PPK is on a tear. He’s having a conversation in public that I’ve been having for a few years. You really should read these three blog posts for context.

I appreciate the discussion and I hope that it continues, but the scope is sufficiently broad enough that I won’t be able to go through it all point by point. Instead I would like to provide a framework for the disscussion, thats why I titled this blog post with a quote from Donald Knuth

“Programs are meant to be read by humans, and only incidentally for computers to execute.” - Donald Knuth

I want to use that idea as the framework for this debate.

How many times have you read documentation, then read the tests, and finally went to the code and found some clarity? I don’t think this always happens, but the source of truth is always the code, and ultimatly our clarity comes from the code. I read that quote as a test:

  • Can a human read this code an reason about what it’s doing?
  • Could a new person grok it quickly?
  • Would a person be able to use the code to build an application faster?

With code you are communicating ideas. If your idea is easier to understand, more powerful, or effective your code will be better.

So, when it comes to frontend(FE) programing I hear when PPK says that far too many backends try to just apply their ideas to FE. It often fall’s flat, but I don’t actually think the problem lyes with backends.

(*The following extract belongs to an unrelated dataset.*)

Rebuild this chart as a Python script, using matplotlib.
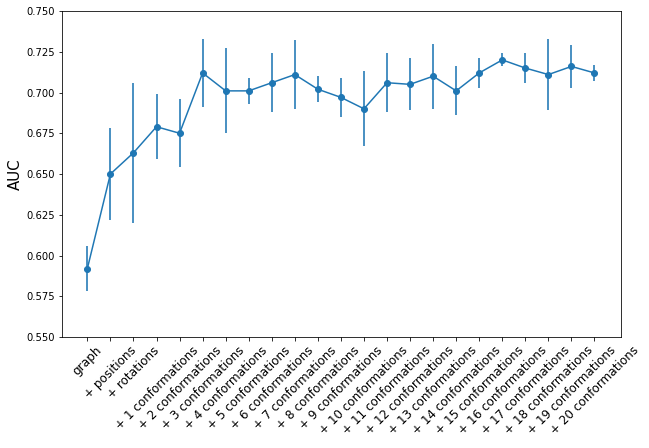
import matplotlib
matplotlib.use("Agg")
import matplotlib.pyplot as plt

labels = ["graph", "+ positions", "+ rotations"] + \
    ["+ {} conformations".format(i) for i in range(1, 21)]

auc_mean = [0.592, 0.650, 0.663, 0.679, 0.675, 0.712, 0.701, 0.701, 0.706, 0.711,
            0.702, 0.697, 0.690, 0.706, 0.705, 0.710, 0.701, 0.712, 0.720, 0.715,
            0.711, 0.716, 0.712]
auc_std = [0.014, 0.028, 0.043, 0.020, 0.021, 0.021, 0.026, 0.008, 0.018, 0.021,
           0.008, 0.012, 0.023, 0.018, 0.016, 0.020, 0.015, 0.009, 0.004, 0.009,
           0.022, 0.013, 0.005]

# picture was made at 72 dpi
fig = plt.figure(figsize=(649 / 72, 448 / 72), dpi=72)
ax = fig.add_axes([62 / 649, 1 - 337 / 448, 559 / 649, 326 / 448])
x = range(len(labels))
ax.errorbar(x, auc_mean, yerr=auc_std, fmt="none", ecolor="#1f77b4",
            elinewidth=2, alpha=0.8)
ax.plot(x, auc_mean, marker="o", color="#1f77b4")
ax.set_ylim(0.55, 0.75)
ax.set_xlim(-0.5 - 0.6, len(labels) - 1 + 1.15)
ax.set_xticks(list(x))
ax.set_xticklabels(labels, rotation=45, fontsize=12)
ax.set_ylabel("AUC", fontsize=15)
fig.savefig("out.png", dpi=72)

The thing that started this whole disscussion is Angular and it’s problems. Looking at Angular, I don’t see backend influence nearly as much as I see Application Developer and Mobile Phone Developer influence. But, I also don’t want this to be a semantic debate, my main thought here is that our exisiting JS frameworks were built to make websites, they weren’t built to make applications. Angular is an attempt to help people make better applications that just so happen to run in a browser.

Yes the ideas are foreign, but our ideas as FEs are just as foreign to an iOS developer. The question should not be are they familiar, but are they better for the task at hand? Will these ideas make it easier to reason about the code? Will it make us more productive? I can say, from experience, that Angular makes it easier to build applications, even with all of its foreign ideas.

Not everything is a nail, and not everything needs angular. If you are building a website that doesn’t look like an application, you might not want to use angular, but if you are building an application, don’t dismiss angular, ember, react or whatever is new today just because it is foreign.